(STATED GOAL)
Pictures stay out of the copy; set down each line of the listing below exactly.

■ ■ ■ ■ ■

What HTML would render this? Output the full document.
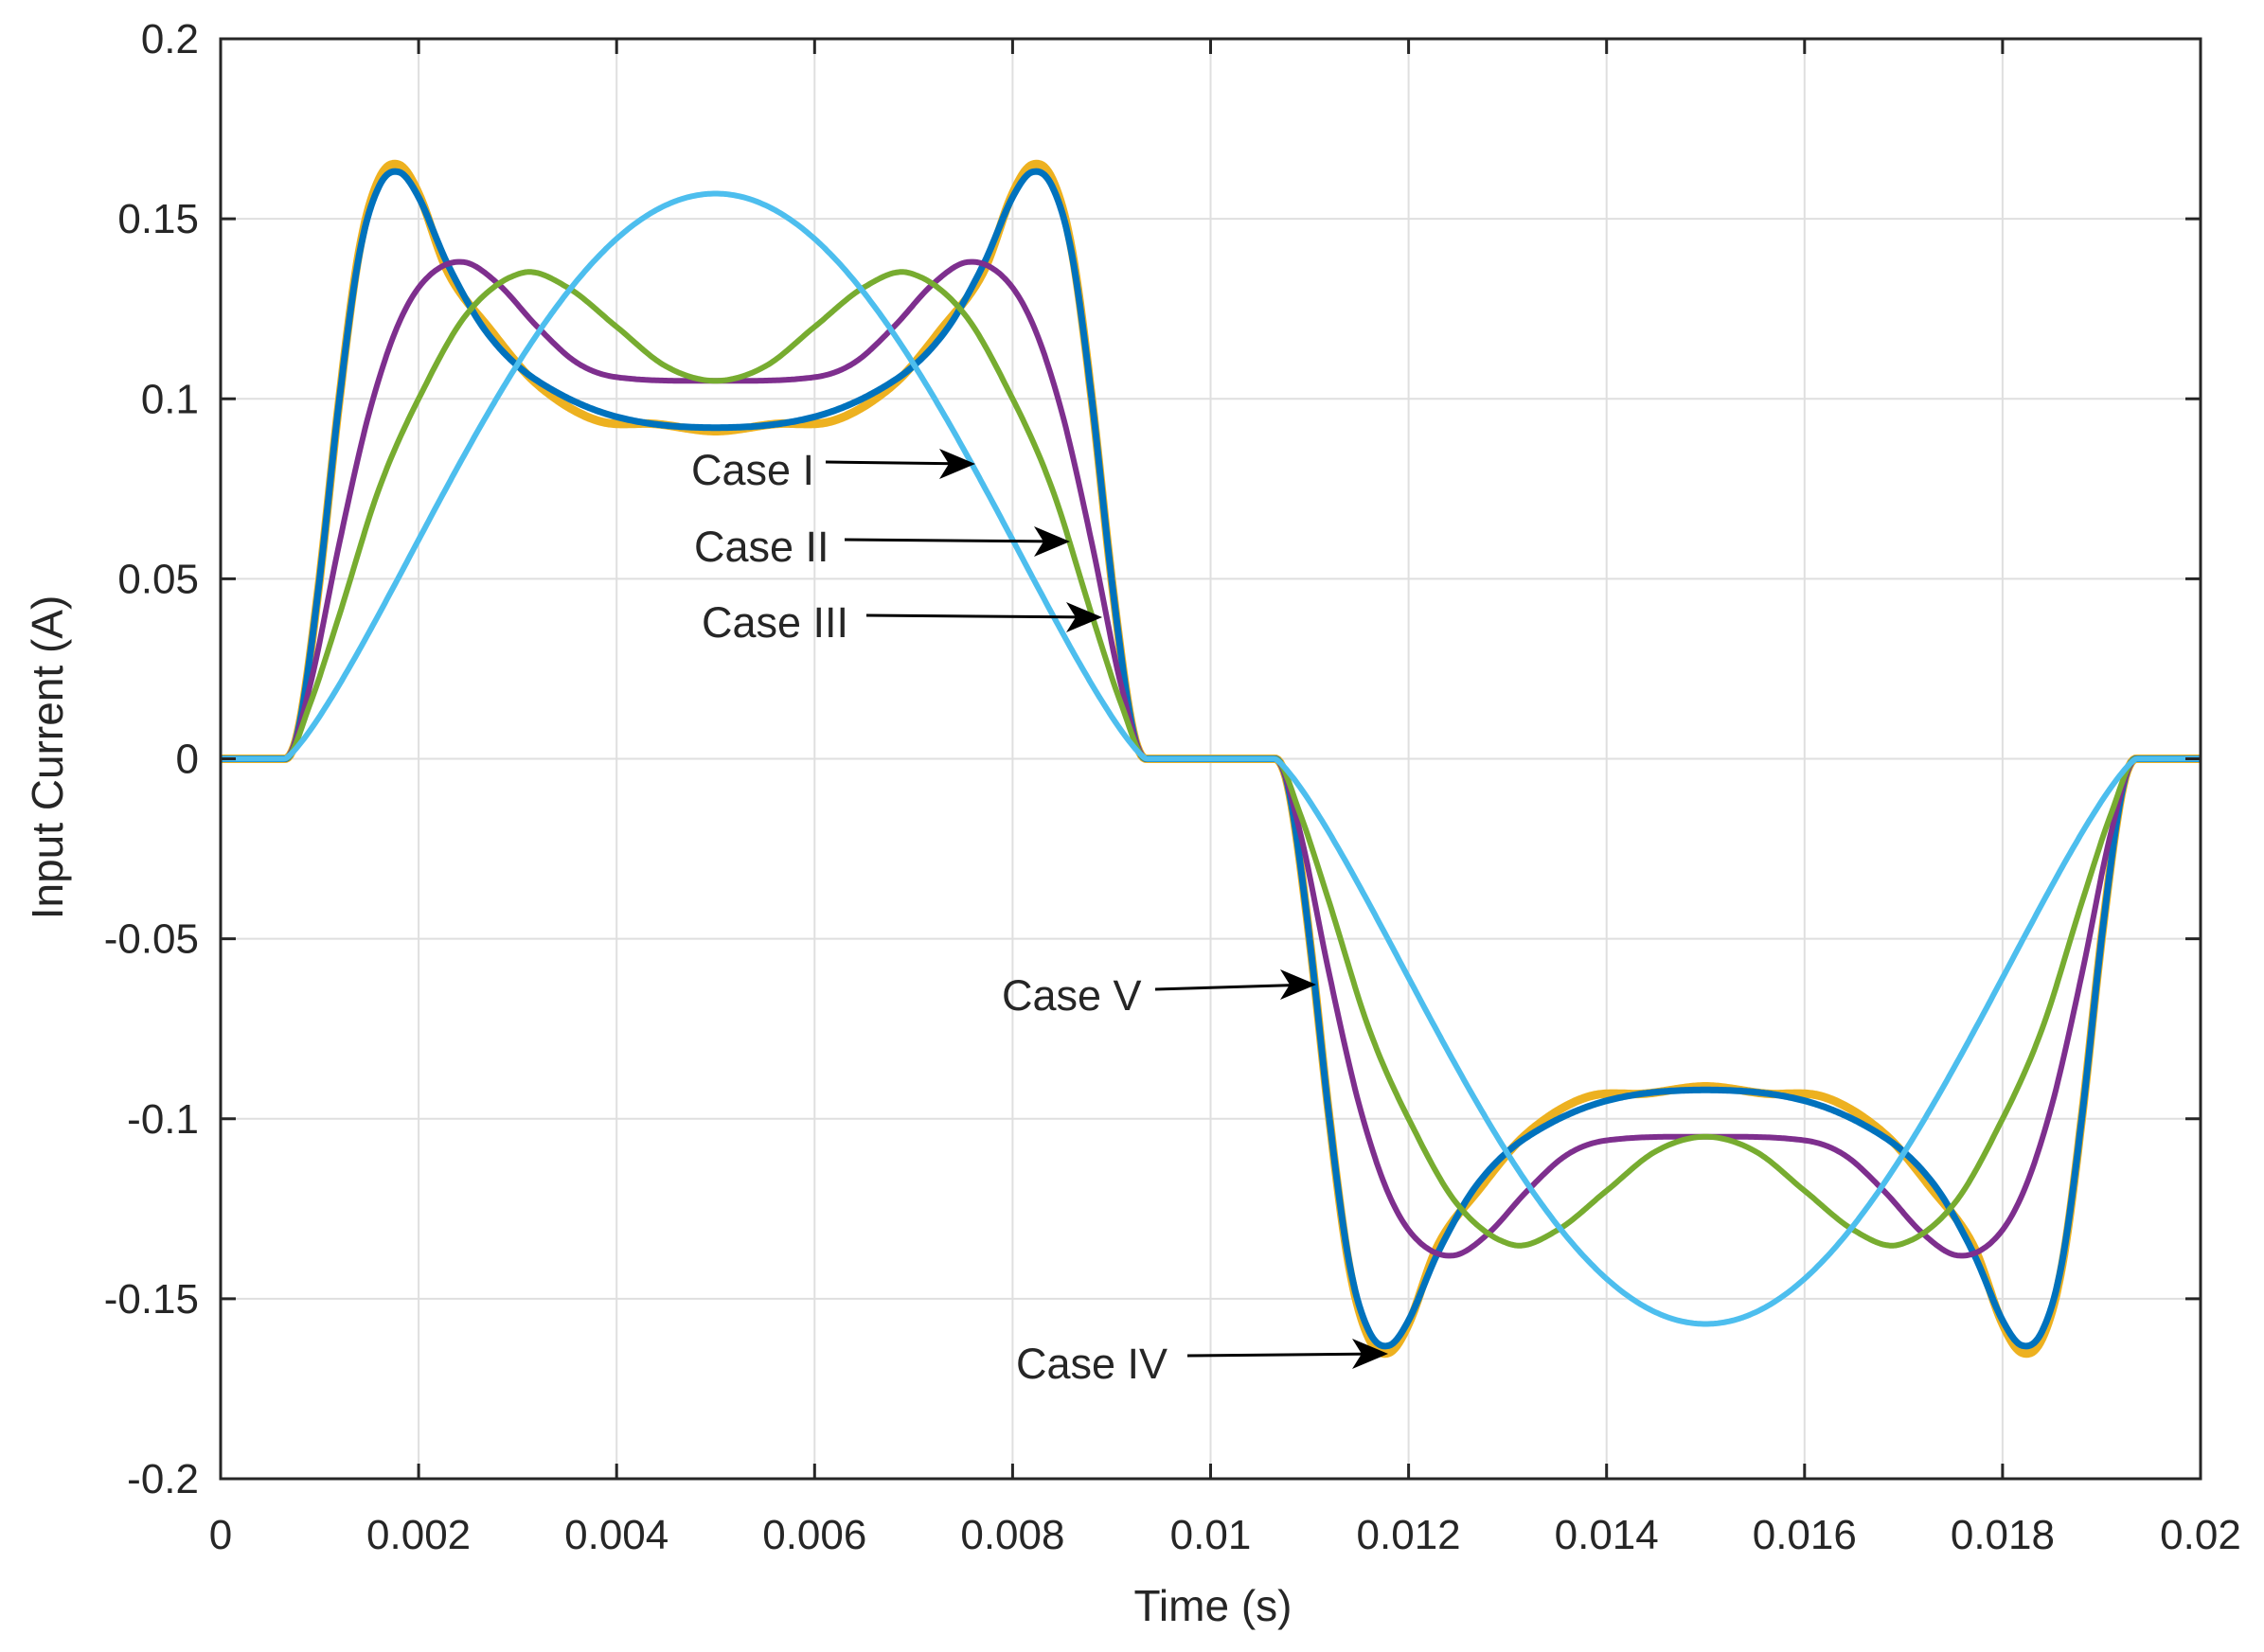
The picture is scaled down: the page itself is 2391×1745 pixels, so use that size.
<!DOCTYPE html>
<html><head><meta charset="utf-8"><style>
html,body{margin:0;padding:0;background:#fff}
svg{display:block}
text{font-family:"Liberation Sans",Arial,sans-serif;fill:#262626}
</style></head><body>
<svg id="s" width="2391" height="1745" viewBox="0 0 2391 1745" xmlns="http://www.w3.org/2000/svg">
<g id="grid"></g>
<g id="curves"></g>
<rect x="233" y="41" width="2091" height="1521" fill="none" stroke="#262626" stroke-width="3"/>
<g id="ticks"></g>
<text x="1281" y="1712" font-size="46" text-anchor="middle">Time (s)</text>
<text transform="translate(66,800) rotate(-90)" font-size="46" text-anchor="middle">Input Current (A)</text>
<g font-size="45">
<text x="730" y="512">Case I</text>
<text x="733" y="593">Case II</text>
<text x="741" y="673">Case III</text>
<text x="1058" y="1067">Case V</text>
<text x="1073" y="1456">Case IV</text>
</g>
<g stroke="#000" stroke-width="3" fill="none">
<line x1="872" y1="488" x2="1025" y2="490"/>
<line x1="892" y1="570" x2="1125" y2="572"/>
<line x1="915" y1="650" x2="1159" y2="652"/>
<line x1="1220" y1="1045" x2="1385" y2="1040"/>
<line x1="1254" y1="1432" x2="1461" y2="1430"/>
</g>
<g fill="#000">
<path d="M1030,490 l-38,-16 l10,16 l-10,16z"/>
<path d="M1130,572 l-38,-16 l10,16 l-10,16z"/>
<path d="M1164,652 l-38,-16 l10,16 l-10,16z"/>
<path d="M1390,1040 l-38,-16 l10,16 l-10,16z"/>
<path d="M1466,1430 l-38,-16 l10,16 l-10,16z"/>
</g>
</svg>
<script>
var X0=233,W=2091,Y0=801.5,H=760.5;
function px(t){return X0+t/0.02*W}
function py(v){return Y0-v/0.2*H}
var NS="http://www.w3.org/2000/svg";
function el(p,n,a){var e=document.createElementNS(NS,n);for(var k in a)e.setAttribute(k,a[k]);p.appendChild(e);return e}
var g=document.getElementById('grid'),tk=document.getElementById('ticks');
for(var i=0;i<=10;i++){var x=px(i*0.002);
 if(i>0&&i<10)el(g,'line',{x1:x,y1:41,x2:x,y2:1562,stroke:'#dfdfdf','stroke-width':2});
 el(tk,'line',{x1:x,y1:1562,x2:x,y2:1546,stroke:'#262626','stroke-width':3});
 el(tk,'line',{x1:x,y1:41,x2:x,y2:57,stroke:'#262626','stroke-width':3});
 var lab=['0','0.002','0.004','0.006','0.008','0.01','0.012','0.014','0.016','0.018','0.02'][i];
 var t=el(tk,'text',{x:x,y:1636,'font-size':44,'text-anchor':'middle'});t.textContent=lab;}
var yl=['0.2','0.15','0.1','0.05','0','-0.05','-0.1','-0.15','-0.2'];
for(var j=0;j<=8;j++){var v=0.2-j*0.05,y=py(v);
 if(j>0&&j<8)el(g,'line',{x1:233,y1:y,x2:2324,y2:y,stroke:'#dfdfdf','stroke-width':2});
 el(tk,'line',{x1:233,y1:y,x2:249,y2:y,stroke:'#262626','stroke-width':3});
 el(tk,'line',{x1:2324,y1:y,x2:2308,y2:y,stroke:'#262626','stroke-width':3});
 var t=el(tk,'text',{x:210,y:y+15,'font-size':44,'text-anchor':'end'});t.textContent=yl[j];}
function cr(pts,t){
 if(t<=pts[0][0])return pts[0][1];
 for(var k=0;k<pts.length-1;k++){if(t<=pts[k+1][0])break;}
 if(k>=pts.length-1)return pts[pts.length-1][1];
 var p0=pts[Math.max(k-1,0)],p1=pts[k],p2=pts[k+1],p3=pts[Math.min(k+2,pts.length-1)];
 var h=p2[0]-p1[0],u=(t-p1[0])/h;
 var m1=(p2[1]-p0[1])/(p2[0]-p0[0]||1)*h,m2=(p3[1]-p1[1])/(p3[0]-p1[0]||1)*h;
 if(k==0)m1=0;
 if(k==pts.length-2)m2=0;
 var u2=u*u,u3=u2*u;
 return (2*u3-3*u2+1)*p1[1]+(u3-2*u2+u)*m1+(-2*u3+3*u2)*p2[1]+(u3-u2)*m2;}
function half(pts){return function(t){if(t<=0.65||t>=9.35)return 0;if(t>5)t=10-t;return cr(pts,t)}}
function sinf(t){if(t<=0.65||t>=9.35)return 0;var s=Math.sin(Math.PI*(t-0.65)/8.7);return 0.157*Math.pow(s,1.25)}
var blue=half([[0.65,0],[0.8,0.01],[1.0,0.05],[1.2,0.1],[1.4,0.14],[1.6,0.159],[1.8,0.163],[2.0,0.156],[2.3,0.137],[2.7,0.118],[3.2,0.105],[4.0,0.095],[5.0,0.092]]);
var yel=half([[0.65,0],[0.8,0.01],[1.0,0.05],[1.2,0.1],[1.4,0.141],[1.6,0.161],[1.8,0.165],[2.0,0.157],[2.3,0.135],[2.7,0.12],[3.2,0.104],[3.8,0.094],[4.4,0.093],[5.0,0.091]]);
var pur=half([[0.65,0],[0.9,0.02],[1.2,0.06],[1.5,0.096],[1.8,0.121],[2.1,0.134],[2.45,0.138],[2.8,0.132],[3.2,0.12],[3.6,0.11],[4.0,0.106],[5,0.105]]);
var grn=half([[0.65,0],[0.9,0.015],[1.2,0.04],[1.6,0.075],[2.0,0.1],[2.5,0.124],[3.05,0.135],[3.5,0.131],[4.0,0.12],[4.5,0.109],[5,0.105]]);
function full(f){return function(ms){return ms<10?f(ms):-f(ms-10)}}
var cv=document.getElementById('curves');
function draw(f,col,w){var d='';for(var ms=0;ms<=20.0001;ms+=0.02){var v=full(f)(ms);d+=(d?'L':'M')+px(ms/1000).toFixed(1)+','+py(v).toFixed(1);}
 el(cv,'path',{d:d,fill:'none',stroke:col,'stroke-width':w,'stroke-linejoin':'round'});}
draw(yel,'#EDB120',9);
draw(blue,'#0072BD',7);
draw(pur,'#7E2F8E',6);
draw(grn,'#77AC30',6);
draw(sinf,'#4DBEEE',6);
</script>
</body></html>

■ ■ ■ ■ ■

(TASK RESULT)
What HTML would render this? Output the full document.
The picture is scaled down: the page itself is 2391×1745 pixels, so use that size.
<!DOCTYPE html>
<html><head><meta charset="utf-8"><style>
html,body{margin:0;padding:0;background:#fff}
svg{display:block}
text{font-family:"Liberation Sans",Arial,sans-serif;fill:#262626}
</style></head><body>
<svg id="s" width="2391" height="1745" viewBox="0 0 2391 1745" xmlns="http://www.w3.org/2000/svg">
<g id="grid"></g>
<g id="curves"></g>
<rect x="233" y="41" width="2091" height="1521" fill="none" stroke="#262626" stroke-width="3"/>
<g id="ticks"></g>
<text x="1281" y="1712" font-size="46" text-anchor="middle">Time (s)</text>
<text transform="translate(66,800) rotate(-90)" font-size="46" text-anchor="middle">Input Current (A)</text>
<g font-size="45">
<text x="730" y="512">Case I</text>
<text x="733" y="593">Case II</text>
<text x="741" y="673">Case III</text>
<text x="1058" y="1067">Case V</text>
<text x="1073" y="1456">Case IV</text>
</g>
<g stroke="#000" stroke-width="3" fill="none">
<line x1="872" y1="488" x2="1025" y2="490"/>
<line x1="892" y1="570" x2="1125" y2="572"/>
<line x1="915" y1="650" x2="1159" y2="652"/>
<line x1="1220" y1="1045" x2="1385" y2="1040"/>
<line x1="1254" y1="1432" x2="1461" y2="1430"/>
</g>
<g fill="#000">
<path d="M1030,490 l-38,-16 l10,16 l-10,16z"/>
<path d="M1130,572 l-38,-16 l10,16 l-10,16z"/>
<path d="M1164,652 l-38,-16 l10,16 l-10,16z"/>
<path d="M1390,1040 l-38,-16 l10,16 l-10,16z"/>
<path d="M1466,1430 l-38,-16 l10,16 l-10,16z"/>
</g>
</svg>
<script>
var X0=233,W=2091,Y0=801.5,H=760.5;
function px(t){return X0+t/0.02*W}
function py(v){return Y0-v/0.2*H}
var NS="http://www.w3.org/2000/svg";
function el(p,n,a){var e=document.createElementNS(NS,n);for(var k in a)e.setAttribute(k,a[k]);p.appendChild(e);return e}
var g=document.getElementById('grid'),tk=document.getElementById('ticks');
for(var i=0;i<=10;i++){var x=px(i*0.002);
 if(i>0&&i<10)el(g,'line',{x1:x,y1:41,x2:x,y2:1562,stroke:'#dfdfdf','stroke-width':2});
 el(tk,'line',{x1:x,y1:1562,x2:x,y2:1546,stroke:'#262626','stroke-width':3});
 el(tk,'line',{x1:x,y1:41,x2:x,y2:57,stroke:'#262626','stroke-width':3});
 var lab=['0','0.002','0.004','0.006','0.008','0.01','0.012','0.014','0.016','0.018','0.02'][i];
 var t=el(tk,'text',{x:x,y:1636,'font-size':44,'text-anchor':'middle'});t.textContent=lab;}
var yl=['0.2','0.15','0.1','0.05','0','-0.05','-0.1','-0.15','-0.2'];
for(var j=0;j<=8;j++){var v=0.2-j*0.05,y=py(v);
 if(j>0&&j<8)el(g,'line',{x1:233,y1:y,x2:2324,y2:y,stroke:'#dfdfdf','stroke-width':2});
 el(tk,'line',{x1:233,y1:y,x2:249,y2:y,stroke:'#262626','stroke-width':3});
 el(tk,'line',{x1:2324,y1:y,x2:2308,y2:y,stroke:'#262626','stroke-width':3});
 var t=el(tk,'text',{x:210,y:y+15,'font-size':44,'text-anchor':'end'});t.textContent=yl[j];}
function cr(pts,t){
 if(t<=pts[0][0])return pts[0][1];
 for(var k=0;k<pts.length-1;k++){if(t<=pts[k+1][0])break;}
 if(k>=pts.length-1)return pts[pts.length-1][1];
 var p0=pts[Math.max(k-1,0)],p1=pts[k],p2=pts[k+1],p3=pts[Math.min(k+2,pts.length-1)];
 var h=p2[0]-p1[0],u=(t-p1[0])/h;
 var m1=(p2[1]-p0[1])/(p2[0]-p0[0]||1)*h,m2=(p3[1]-p1[1])/(p3[0]-p1[0]||1)*h;
 if(k==0)m1=0;
 if(k==pts.length-2)m2=0;
 var u2=u*u,u3=u2*u;
 return (2*u3-3*u2+1)*p1[1]+(u3-2*u2+u)*m1+(-2*u3+3*u2)*p2[1]+(u3-u2)*m2;}
function half(pts){return function(t){if(t<=0.65||t>=9.35)return 0;if(t>5)t=10-t;return cr(pts,t)}}
function sinf(t){if(t<=0.65||t>=9.35)return 0;var s=Math.sin(Math.PI*(t-0.65)/8.7);return 0.157*Math.pow(s,1.25)}
var blue=half([[0.65,0],[0.8,0.01],[1.0,0.05],[1.2,0.1],[1.4,0.14],[1.6,0.159],[1.8,0.163],[2.0,0.156],[2.3,0.137],[2.7,0.118],[3.2,0.105],[4.0,0.095],[5.0,0.092]]);
var yel=half([[0.65,0],[0.8,0.01],[1.0,0.05],[1.2,0.1],[1.4,0.141],[1.6,0.161],[1.8,0.165],[2.0,0.157],[2.3,0.135],[2.7,0.12],[3.2,0.104],[3.8,0.094],[4.4,0.093],[5.0,0.091]]);
var pur=half([[0.65,0],[0.9,0.02],[1.2,0.06],[1.5,0.096],[1.8,0.121],[2.1,0.134],[2.45,0.138],[2.8,0.132],[3.2,0.12],[3.6,0.11],[4.0,0.106],[5,0.105]]);
var grn=half([[0.65,0],[0.9,0.015],[1.2,0.04],[1.6,0.075],[2.0,0.1],[2.5,0.124],[3.05,0.135],[3.5,0.131],[4.0,0.12],[4.5,0.109],[5,0.105]]);
function full(f){return function(ms){return ms<10?f(ms):-f(ms-10)}}
var cv=document.getElementById('curves');
function draw(f,col,w){var d='';for(var ms=0;ms<=20.0001;ms+=0.02){var v=full(f)(ms);d+=(d?'L':'M')+px(ms/1000).toFixed(1)+','+py(v).toFixed(1);}
 el(cv,'path',{d:d,fill:'none',stroke:col,'stroke-width':w,'stroke-linejoin':'round'});}
draw(yel,'#EDB120',9);
draw(blue,'#0072BD',7);
draw(pur,'#7E2F8E',6);
draw(grn,'#77AC30',6);
draw(sinf,'#4DBEEE',6);
</script>
</body></html>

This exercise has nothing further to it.